**Set exercise:** Return the material word for word. Do not include the pictures.

**Dataset excerpt:**

----------------------------------------

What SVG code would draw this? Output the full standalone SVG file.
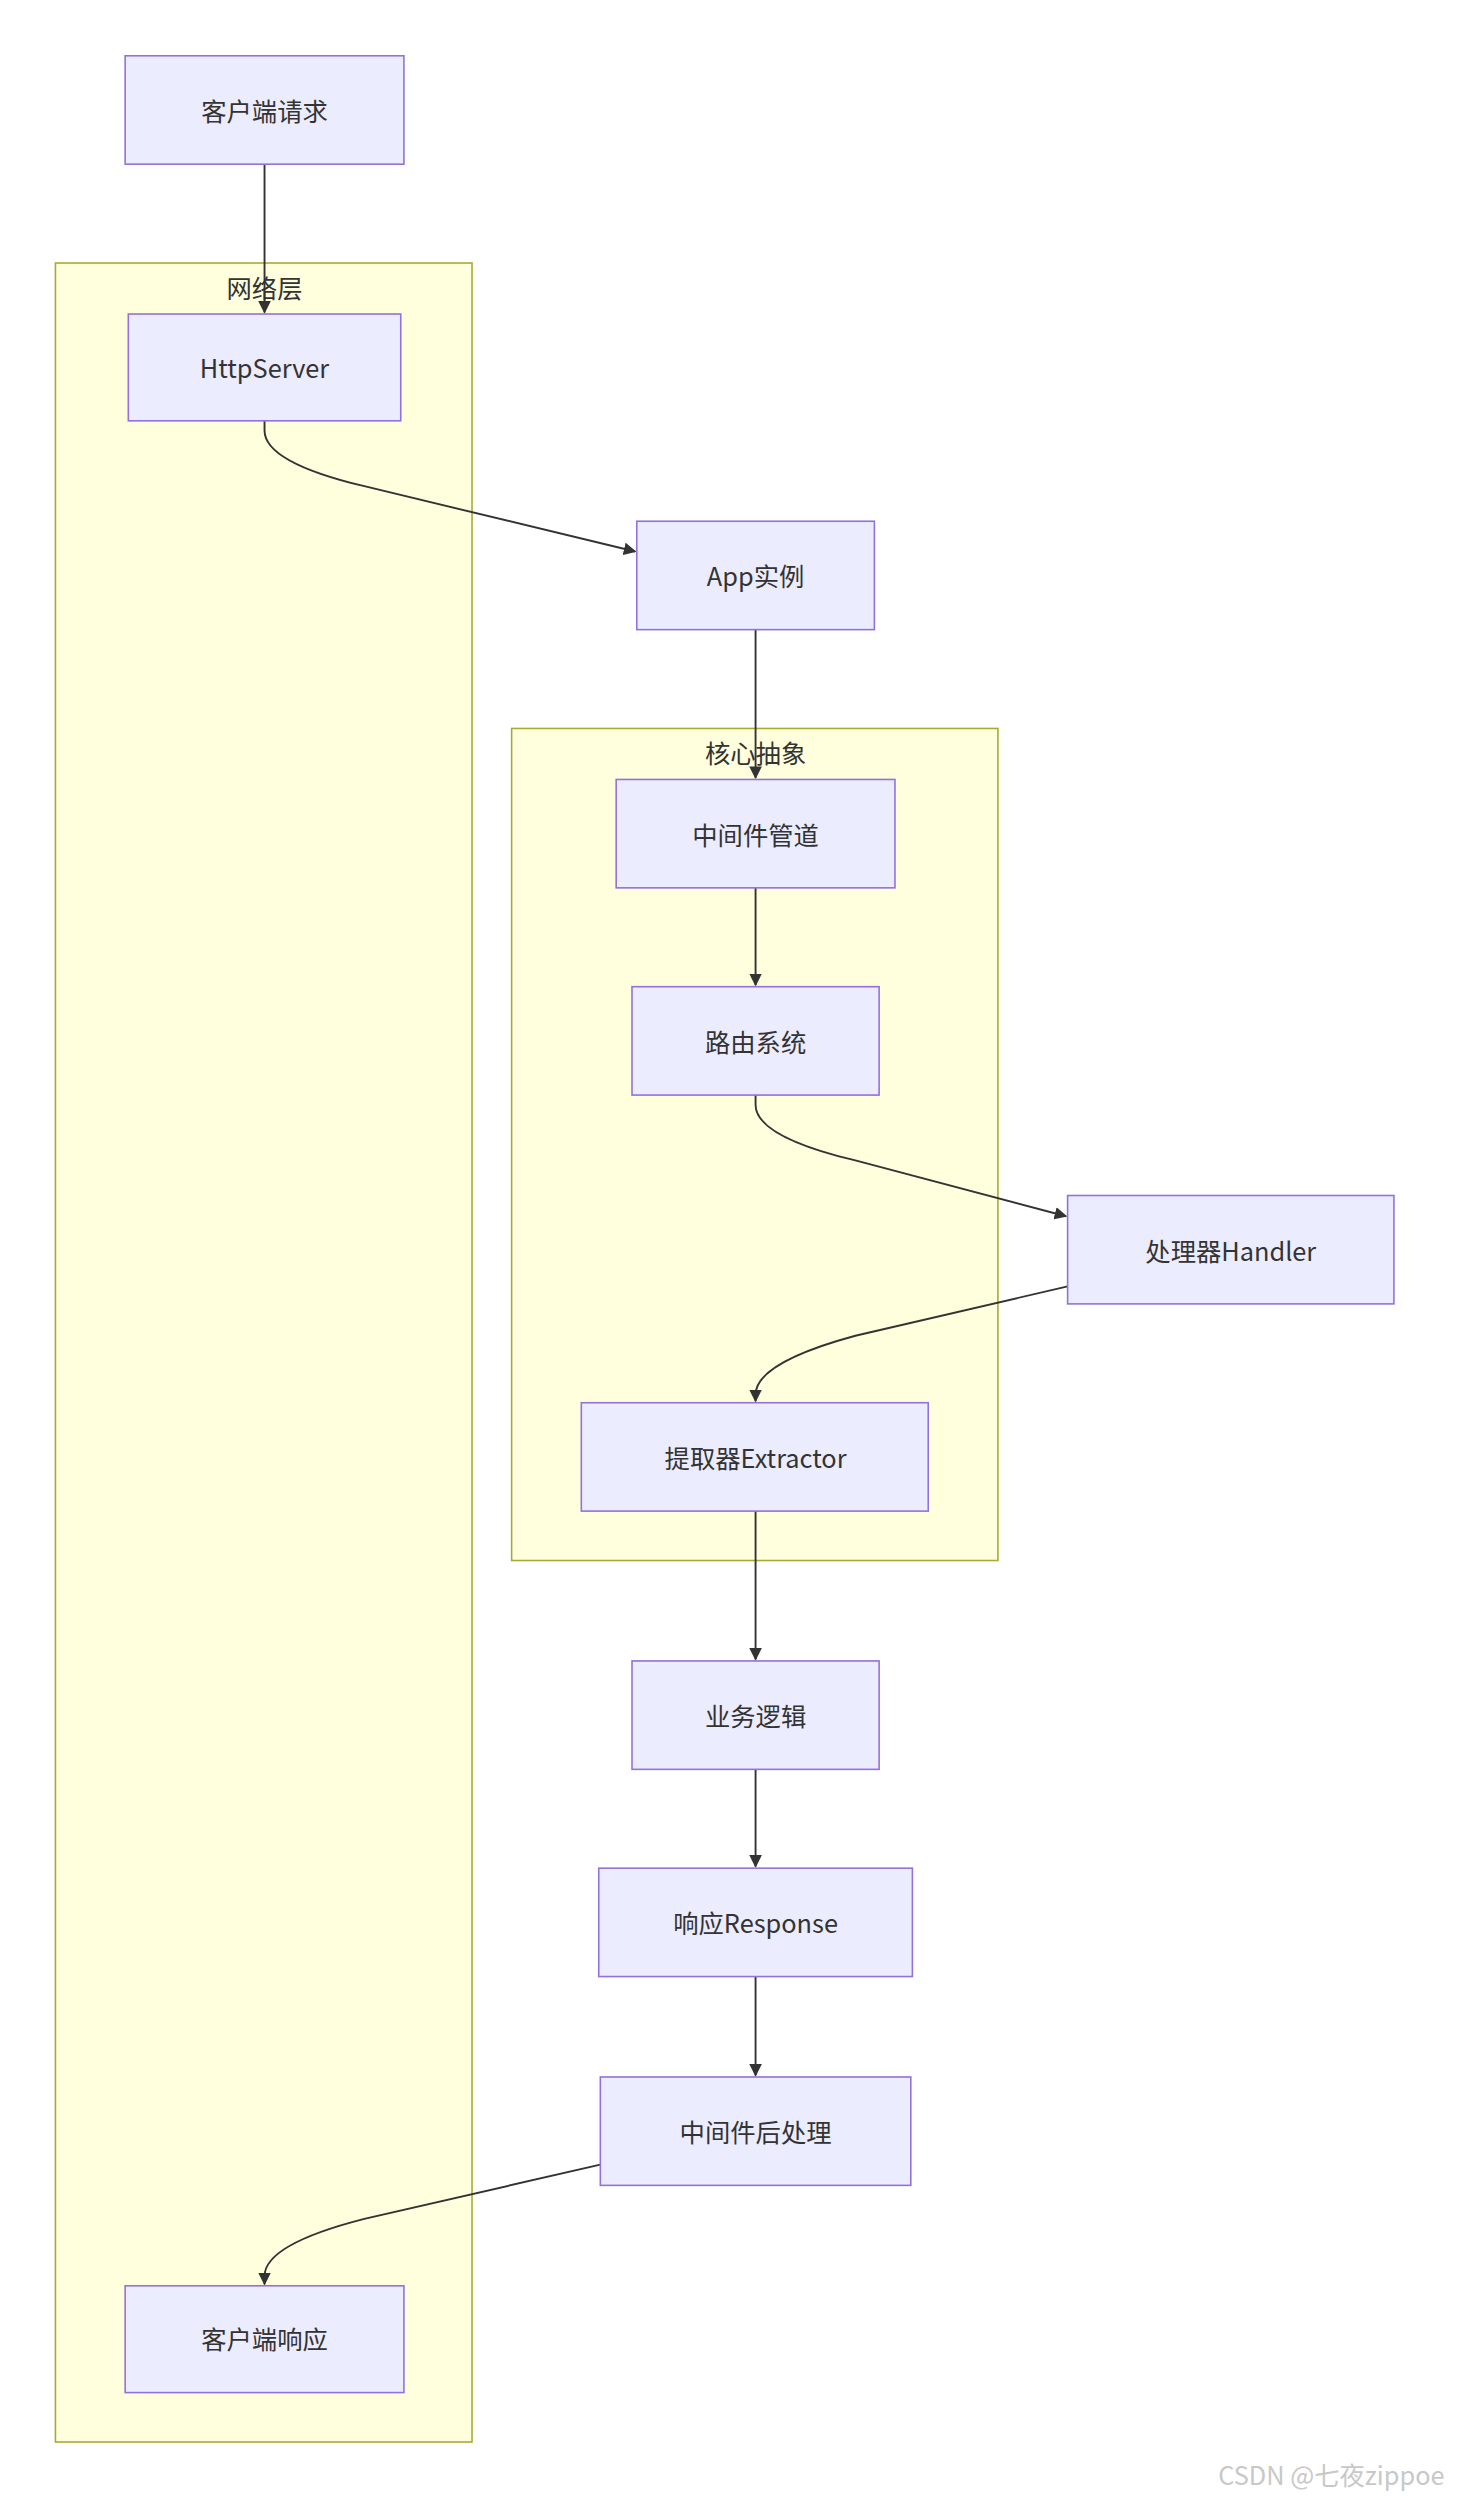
<svg xmlns="http://www.w3.org/2000/svg" width="1459" height="2500" viewBox="0 0 1459 2500">
<defs>
<style>
.n rect{fill:#ECECFF;stroke:#9370DB;stroke-width:1}
.c rect{fill:#FFFFDE;stroke:#AAAA33;stroke-width:1}
text{font-family:"Noto Sans CJK SC","Liberation Sans",sans-serif;font-size:16px;fill:#333;text-anchor:middle;dominant-baseline:central}
.e path{fill:none;stroke:#333;stroke-width:1.2}
</style>
<marker id="a" viewBox="0 0 10 10" refX="9" refY="5" markerWidth="8" markerHeight="8" orient="auto-start-reverse" markerUnits="userSpaceOnUse"><path d="M0,0 L10,5 L0,10 z" fill="#333"/></marker>
</defs>
<rect width="1459" height="2500" fill="#fff"/>
<g transform="scale(1.584,1.594)">
<g id="cluster-net" class="c"><rect x="35" y="165" width="263" height="1367"/><text x="167" y="180">网络层</text></g>
<g id="cluster-core" class="c"><rect x="323" y="457" width="307" height="522"/><text x="477" y="472">核心抽象</text></g>
<g id="edges" class="e">
<path d="M167,103 L167,196" marker-end="url(#a)"/>
<path d="M167,264 L167,270 Q167,290 230,305 L401,346" marker-end="url(#a)"/>
<path d="M477,395 L477,488" marker-end="url(#a)"/>
<path d="M477,557 L477,618" marker-end="url(#a)"/>
<path d="M477,687 L477,693 Q477,713 540,728 L673,763" marker-end="url(#a)"/>
<path d="M674,807 L540,838 Q477,855 477,875 L477,879" marker-end="url(#a)"/>
<path d="M477,948 L477,1041" marker-end="url(#a)"/>
<path d="M477,1110 L477,1171" marker-end="url(#a)"/>
<path d="M477,1240 L477,1302" marker-end="url(#a)"/>
<path d="M379,1358 L230,1392 Q167,1408 167,1428 L167,1433" marker-end="url(#a)"/>
</g>
<g id="req" class="n"><rect x="79" y="35" width="176" height="68"/><text x="167" y="69">客户端请求</text></g>
<g id="http" class="n"><rect x="81" y="197" width="172" height="67"/><text x="167" y="230">HttpServer</text></g>
<g id="app" class="n"><rect x="402" y="327" width="150" height="68"/><text x="477" y="361">App实例</text></g>
<g id="mw" class="n"><rect x="389" y="489" width="176" height="68"/><text x="477" y="523">中间件管道</text></g>
<g id="router" class="n"><rect x="399" y="619" width="156" height="68"/><text x="477" y="653">路由系统</text></g>
<g id="handler" class="n"><rect x="674" y="750" width="206" height="68"/><text x="777" y="784">处理器Handler</text></g>
<g id="extractor" class="n"><rect x="367" y="880" width="219" height="68"/><text x="477" y="914">提取器Extractor</text></g>
<g id="biz" class="n"><rect x="399" y="1042" width="156" height="68"/><text x="477" y="1076">业务逻辑</text></g>
<g id="resp" class="n"><rect x="378" y="1172" width="198" height="68"/><text x="477" y="1206">响应Response</text></g>
<g id="post" class="n"><rect x="379" y="1303" width="196" height="68"/><text x="477" y="1337">中间件后处理</text></g>
<g id="out" class="n"><rect x="79" y="1434" width="176" height="67"/><text x="167" y="1467">客户端响应</text></g>
<text x="912" y="1552" style="text-anchor:end;fill:#c8c8c8;font-size:16px">CSDN @七夜zippoe</text>
</g>
</svg>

----------------------------------------

**Response to the exercise:**
What SVG code would draw this? Output the full standalone SVG file.
<svg xmlns="http://www.w3.org/2000/svg" width="1459" height="2500" viewBox="0 0 1459 2500">
<defs>
<style>
.n rect{fill:#ECECFF;stroke:#9370DB;stroke-width:1}
.c rect{fill:#FFFFDE;stroke:#AAAA33;stroke-width:1}
text{font-family:"Noto Sans CJK SC","Liberation Sans",sans-serif;font-size:16px;fill:#333;text-anchor:middle;dominant-baseline:central}
.e path{fill:none;stroke:#333;stroke-width:1.2}
</style>
<marker id="a" viewBox="0 0 10 10" refX="9" refY="5" markerWidth="8" markerHeight="8" orient="auto-start-reverse" markerUnits="userSpaceOnUse"><path d="M0,0 L10,5 L0,10 z" fill="#333"/></marker>
</defs>
<rect width="1459" height="2500" fill="#fff"/>
<g transform="scale(1.584,1.594)">
<g id="cluster-net" class="c"><rect x="35" y="165" width="263" height="1367"/><text x="167" y="180">网络层</text></g>
<g id="cluster-core" class="c"><rect x="323" y="457" width="307" height="522"/><text x="477" y="472">核心抽象</text></g>
<g id="edges" class="e">
<path d="M167,103 L167,196" marker-end="url(#a)"/>
<path d="M167,264 L167,270 Q167,290 230,305 L401,346" marker-end="url(#a)"/>
<path d="M477,395 L477,488" marker-end="url(#a)"/>
<path d="M477,557 L477,618" marker-end="url(#a)"/>
<path d="M477,687 L477,693 Q477,713 540,728 L673,763" marker-end="url(#a)"/>
<path d="M674,807 L540,838 Q477,855 477,875 L477,879" marker-end="url(#a)"/>
<path d="M477,948 L477,1041" marker-end="url(#a)"/>
<path d="M477,1110 L477,1171" marker-end="url(#a)"/>
<path d="M477,1240 L477,1302" marker-end="url(#a)"/>
<path d="M379,1358 L230,1392 Q167,1408 167,1428 L167,1433" marker-end="url(#a)"/>
</g>
<g id="req" class="n"><rect x="79" y="35" width="176" height="68"/><text x="167" y="69">客户端请求</text></g>
<g id="http" class="n"><rect x="81" y="197" width="172" height="67"/><text x="167" y="230">HttpServer</text></g>
<g id="app" class="n"><rect x="402" y="327" width="150" height="68"/><text x="477" y="361">App实例</text></g>
<g id="mw" class="n"><rect x="389" y="489" width="176" height="68"/><text x="477" y="523">中间件管道</text></g>
<g id="router" class="n"><rect x="399" y="619" width="156" height="68"/><text x="477" y="653">路由系统</text></g>
<g id="handler" class="n"><rect x="674" y="750" width="206" height="68"/><text x="777" y="784">处理器Handler</text></g>
<g id="extractor" class="n"><rect x="367" y="880" width="219" height="68"/><text x="477" y="914">提取器Extractor</text></g>
<g id="biz" class="n"><rect x="399" y="1042" width="156" height="68"/><text x="477" y="1076">业务逻辑</text></g>
<g id="resp" class="n"><rect x="378" y="1172" width="198" height="68"/><text x="477" y="1206">响应Response</text></g>
<g id="post" class="n"><rect x="379" y="1303" width="196" height="68"/><text x="477" y="1337">中间件后处理</text></g>
<g id="out" class="n"><rect x="79" y="1434" width="176" height="67"/><text x="167" y="1467">客户端响应</text></g>
<text x="912" y="1552" style="text-anchor:end;fill:#c8c8c8;font-size:16px">CSDN @七夜zippoe</text>
</g>
</svg>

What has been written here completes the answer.